▸ **Task directions**
State the number of lines in these records that include the word "this", and add nothing to it.

▸ **Data rows**
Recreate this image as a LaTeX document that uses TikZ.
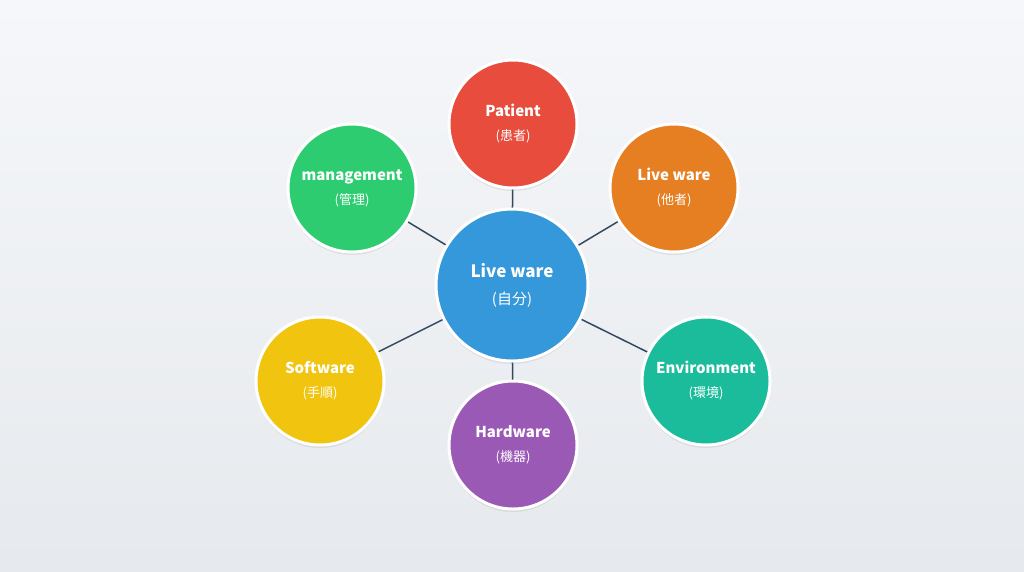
\documentclass[tikz,border=0pt]{standalone}
\usepackage{fontspec}
\setmainfont{Noto Sans CJK JP}
\usetikzlibrary{shadows}
\definecolor{bgA}{HTML}{F5F7FA}
\definecolor{bgB}{HTML}{E6E9ED}
\definecolor{lnk}{HTML}{34495E}
\definecolor{cCen}{HTML}{3498DB}
\definecolor{cPat}{HTML}{E74C3C}
\definecolor{cOth}{HTML}{E67E22}
\definecolor{cEnv}{HTML}{1ABC9C}
\definecolor{cHw}{HTML}{9B59B6}
\definecolor{cSw}{HTML}{F1C40F}
\definecolor{cMg}{HTML}{2ECC71}
\begin{document}
\begin{tikzpicture}[x=1pt,y=-1pt,
  sat/.style={circle,draw=white,line width=3pt,minimum size=128pt,inner sep=0pt,text=white,align=center,font=\bfseries\fontsize{15}{24}\selectfont,drop shadow={opacity=0.15,shadow xshift=0pt,shadow yshift=-3pt}},
  hub/.style={sat,minimum size=152pt,font=\bfseries\fontsize{17}{27}\selectfont},
  link/.style={draw=lnk,line width=1.5pt}]
\useasboundingbox (0,0) rectangle (1024,571);
\shade[top color=bgA,bottom color=bgB] (0,0) rectangle (1024,571);
\coordinate (cc) at (512,285);
\draw[link] (cc) -- (513,124);
\draw[link] (cc) -- (674,188);
\draw[link] (cc) -- (706,381);
\draw[link] (cc) -- (513,445);
\draw[link] (cc) -- (320,381);
\draw[link] (cc) -- (352,188);
\node[sat,fill=cPat] (pat) at (513,124) {Patient\\{\mdseries\fontsize{13}{18}\selectfont(患者)}};
\node[sat,fill=cOth] (oth) at (674,188) {Live ware\\{\mdseries\fontsize{13}{18}\selectfont(他者)}};
\node[sat,fill=cEnv] (env) at (706,381) {Environment\\{\mdseries\fontsize{13}{18}\selectfont(環境)}};
\node[sat,fill=cHw] (hw) at (513,445) {Hardware\\{\mdseries\fontsize{13}{18}\selectfont(機器)}};
\node[sat,fill=cSw] (sw) at (320,381) {Software\\{\mdseries\fontsize{13}{18}\selectfont(手順)}};
\node[sat,fill=cMg] (mg) at (352,188) {management\\{\mdseries\fontsize{13}{18}\selectfont(管理)}};
\node[hub,fill=cCen] (cen) at (cc) {Live ware\\{\mdseries\fontsize{15}{22}\selectfont(自分)}};
\end{tikzpicture}
\end{document}
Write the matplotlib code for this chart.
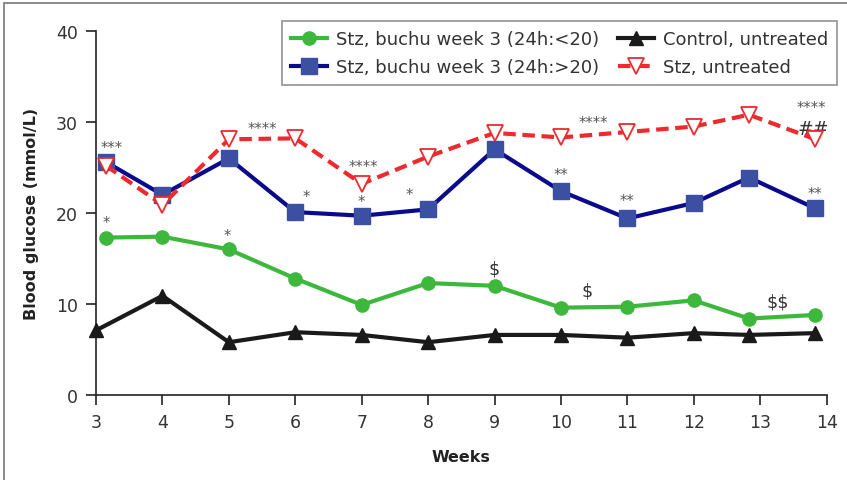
import matplotlib
matplotlib.use("Agg")
import matplotlib.pyplot as plt
from matplotlib.patches import Rectangle

plt.rcParams['font.family'] = ['DejaVu Sans']
plt.rcParams['text.parse_math'] = False

# Weeks at which each group was measured
weeks_main = [3.15, 4, 5, 6, 7, 8, 9, 10, 11, 12, 12.83, 13.83]
weeks_ctrl = [3, 4, 5, 6, 7, 8, 9, 10, 11, 12, 12.83, 13.83]

# Blood glucose (mmol/L)
buchu_low = [17.3, 17.4, 16.0, 12.8, 9.9, 12.3, 12.0, 9.6, 9.7, 10.4, 8.4, 8.8]
buchu_high = [25.6, 22.0, 26.0, 20.1, 19.7, 20.4, 27.0, 22.4, 19.4, 21.1, 23.9, 20.5]
control = [7.1, 10.9, 5.8, 6.9, 6.6, 5.8, 6.6, 6.6, 6.3, 6.8, 6.6, 6.8]
stz_untreated = [25.2, 20.9, 28.1, 28.2, 23.2, 26.2, 28.8, 28.3, 28.9, 29.5, 30.8, 28.1]

series_labels = ["Stz, buchu week 3 (24h:<20)", "Stz, buchu week 3 (24h:>20)",
                 "Control, untreated", "Stz, untreated"]

x_ticks = [3, 4, 5, 6, 7, 8, 9, 10, 11, 12, 13, 14]
y_ticks = [0, 10, 20, 30, 40]

# Significance markers: (x, y, text)
sig_marks = [
    (3.24, 27.2, "***"), (3.15, 19.0, "*"), (4.97, 17.5, "*"),
    (5.51, 29.3, "****"), (6.16, 21.8, "*"), (7.03, 25.1, "****"),
    (6.99, 21.3, "*"), (7.71, 22.0, "*"), (10.0, 24.2, "**"),
    (10.48, 29.9, "****"), (11.0, 21.4, "**"), (13.77, 31.6, "****"),
    (13.82, 22.1, "**"),
]
hash_marks = [(13.80, 29.3, "##")]
dollar_marks = [(8.99, 13.9, "$"), (10.40, 11.5, "$"), (13.27, 10.3, "$$")]

fig = plt.figure(figsize=(8.47, 4.81), dpi=100)
ax = fig.add_axes([96 / 847, 1 - 396 / 481, (826.7 - 96) / 847, (396 - 32) / 481])

# Outer frame
fig.patches.append(Rectangle((4 / 847, -0.1), 1.2, 1 - 4 / 481 + 0.1, transform=fig.transFigure,
                             fill=False, edgecolor="#777777", linewidth=1.2))

green = "#3db83d"
navy = "#0a0a8c"
blue_face = "#3b4fa3"
red = "#ee2a2e"
black = "#1a1a1a"
text_col = "#333333"

l1, = ax.plot(weeks_main, buchu_low, color=green, lw=3, marker='o', ms=9.5,
              markerfacecolor=green, markeredgecolor=green, clip_on=False, zorder=3)
l2, = ax.plot(weeks_main, buchu_high, color=navy, lw=3, marker='s', ms=11,
              markerfacecolor=blue_face, markeredgecolor=blue_face, clip_on=False, zorder=3)
l3, = ax.plot(weeks_ctrl, control, color=black, lw=3, marker='^', ms=10.5,
              markerfacecolor=black, markeredgecolor=black, clip_on=False, zorder=3)
l4, = ax.plot(weeks_main, stz_untreated, color=red, lw=3, dashes=(3, 1.6), marker='v', ms=11.5,
              markerfacecolor='white', markeredgecolor=red, markeredgewidth=1.3,
              clip_on=False, zorder=4)

for x, y, t in sig_marks:
    ax.text(x, y, t, ha='center', va='center', fontsize=10.5, color="#555555")
for x, y, t in hash_marks:
    ax.text(x, y, t, ha='center', va='center', fontsize=13.5, color=text_col)
for x, y, t in dollar_marks:
    ax.text(x, y, t, ha='center', va='center', fontsize=12.5, color=text_col)

ax.set_xlim(3, 14)
ax.set_ylim(0, 40)
ax.set_xticks(x_ticks)
ax.set_yticks(y_ticks)
ax.tick_params(direction='out', length=7, width=1.2, labelsize=12.5, colors=text_col, pad=6)
ax.tick_params(color="#222222")
for side in ('top', 'right'):
    ax.spines[side].set_visible(False)
for side in ('left', 'bottom'):
    ax.spines[side].set_linewidth(1.2)
    ax.spines[side].set_color("#222222")

ax.set_xlabel("Weeks", fontsize=11.5, fontweight='bold', labelpad=13, color="#222222")
ax.set_ylabel("Blood glucose (mmol/L)", fontsize=11.5, fontweight='bold', labelpad=12, color="#222222")

leg = fig.legend([l1, l2, l3, l4], series_labels,
                 ncol=2, loc='upper right', bbox_to_anchor=(837 / 847, 1 - 22 / 481),
                 borderaxespad=0.0, labelcolor=text_col,
                 fontsize=13, frameon=True, fancybox=False, edgecolor="#777777",
                 handlelength=2.0, columnspacing=1.0, handletextpad=0.5, labelspacing=0.55,
                 borderpad=0.5)
leg.get_frame().set_linewidth(1.2)

fig.savefig("out.png", dpi=100)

▸ **The reply**
2